Gov. Roy Cooper earmarked funding for mosquito-control spraying in multiple counties, including Wilson, after Hurricane Florence. Wilson was alloted roughly $141,000.

“Our main objective is to reduce the nuisance to the public but more importantly to reduce the potential of the spread of mosquito-borne illnesses,” said Wilson County Health Director Teresa Ellen.

Ellen said with the amount of money the state allocated for Wilson, local officials were able to provide some relief to everybody here based on the quote from the third-party contractor.

“We were able to cover all 1,200 road miles,” she said.

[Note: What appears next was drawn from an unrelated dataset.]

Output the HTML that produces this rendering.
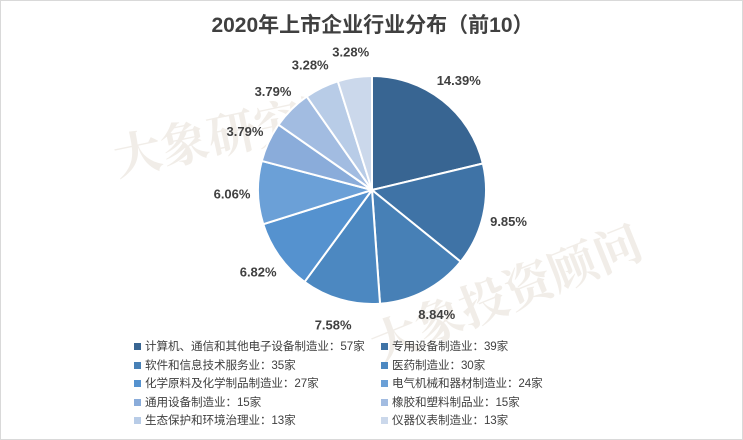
<!DOCTYPE html>
<html><head><meta charset="utf-8"><style>
body{margin:0;background:#fff;}
#c{position:relative;width:743px;height:440px;overflow:hidden;border:1px solid #d9d9d9;box-sizing:border-box;font-family:"Liberation Sans","Noto Sans CJK SC",sans-serif;}
.t{position:absolute;left:0;width:743px;top:8px;text-align:center;font-size:21px;font-weight:bold;color:#404040;}
.wm{position:absolute;color:rgba(200,185,165,0.25);font-family:"Noto Serif CJK SC",serif;font-weight:bold;font-size:48px;white-space:nowrap;}
.lg{position:absolute;font-size:11.6px;color:#404040;white-space:nowrap;letter-spacing:-0.1px;}
.lg i{display:inline-block;width:7px;height:7px;margin-right:4px;}
</style></head><body>
<div id="c">
<div class="wm" style="left:110px;top:95px;transform:rotate(-12deg)">大象研究院</div>
<div class="wm" style="left:360px;top:255px;transform:rotate(-22deg)">大象投资顾问</div>
<div class="t">2020年上市企业行业分布（前10）</div>
<svg id="pie" width="743" height="440" style="position:absolute;left:0;top:0"></svg>
<div id="legend"></div>
</div>
<script>
const categories=["计算机、通信和其他电子设备制造业","专用设备制造业","软件和信息技术服务业","医药制造业","化学原料及化学制品制造业","电气机械和器材制造业","通用设备制造业","橡胶和塑料制品业","生态保护和环境治理业","仪器仪表制造业"];
const values=[57,39,35,30,27,24,15,15,13,13];
const pctLabels=["14.39%","9.85%","8.84%","7.58%","6.82%","6.06%","3.79%","3.79%","3.28%","3.28%"];
const colors=["#386592","#3f73a6","#4780b6","#4c88c1","#5592cf","#6ba0d7","#8aacda","#a2bce1","#b8cce7","#cbd8eb"];
const cx=371,cy=189,R=114,LR=140;
const svg=document.getElementById('pie');
const NS="http://www.w3.org/2000/svg";
const total=values.reduce((a,b)=>a+b,0);
let a0=0;
values.forEach((v,i)=>{
  const a1=a0+v/total*Math.PI*2;
  const x0=cx+R*Math.sin(a0),y0=cy-R*Math.cos(a0),x1=cx+R*Math.sin(a1),y1=cy-R*Math.cos(a1);
  const p=document.createElementNS(NS,'path');
  p.setAttribute('d',`M${cx},${cy}L${x0},${y0}A${R},${R} 0 ${a1-a0>Math.PI?1:0} 1 ${x1},${y1}Z`);
  p.setAttribute('fill',colors[i]);p.setAttribute('stroke','#fff');p.setAttribute('stroke-width','2');
  
  
  svg.appendChild(p);
  const m=(a0+a1)/2;
  const t=document.createElementNS(NS,'text');
  t.setAttribute('x',cx+LR*Math.sin(m));t.setAttribute('y',cy-LR*Math.cos(m)+5);
  t.setAttribute('text-anchor','middle');t.setAttribute('font-size','13');t.setAttribute('font-weight','bold');
  t.setAttribute('fill','#404040');t.setAttribute('font-family','Liberation Sans, sans-serif');
  t.textContent=pctLabels[i];
  
  
  svg.appendChild(t);
  a0=a1;
});
const lg=document.getElementById('legend');
categories.forEach((c,i)=>{
  const d=document.createElement('div');d.className='lg';
  d.style.left=(i%2?380:133)+'px';d.style.top=(337+Math.floor(i/2)*18.5)+'px';
  d.innerHTML=`<i style="background:${colors[i]}"></i>${c}：${values[i]}家`;
  
  
  lg.appendChild(d);
});
</script>
</body></html>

The state funding will also be used Saturday when the Wilson County Health Department on Glendale Drive will host a drive-though event. Staff will be giving away 500 mosquito dunks and cans of spray for free to the public. The event is scheduled from 9 a.m. to 1 p.m.

“We will only have 500,” Manning said. “It is first-come, first-served and will be limited per household.”


Manning said county health officials have remained in contact with beekeepers to ensure the mosquito insecticide doesn’t kill off the county’s honeybees, which are essential pollinators for local agriculture. They’ve also been working with the Wilson County Beekeepers Association.

Beekeepers were contacted 24 hours prior to spraying. The road spray can travel a distance between 100 to 200 feet, Manning said.

“We are asking them to make a 300-feet barrier for distance,” she said. The company is also allowing the county to place beekeepers on a spraying exclusion list at individual keepers’ request.


Last week, county officials conducted dozens of landing counts over a three-day period throughout multiple areas. A snapshot of those landing counts include Saratoga and Stantonsburg where 100 mosquitoes landed per minute. Lake Wilson Road toward Elm City also had a high count at 60 mosquitoes per minute. Manning said the health department received more than 200 calls from the public in regards to concerned areas.

Manning said health officials are grateful for community members’ input.

“We appreciate their patience as we work through this process,” she added.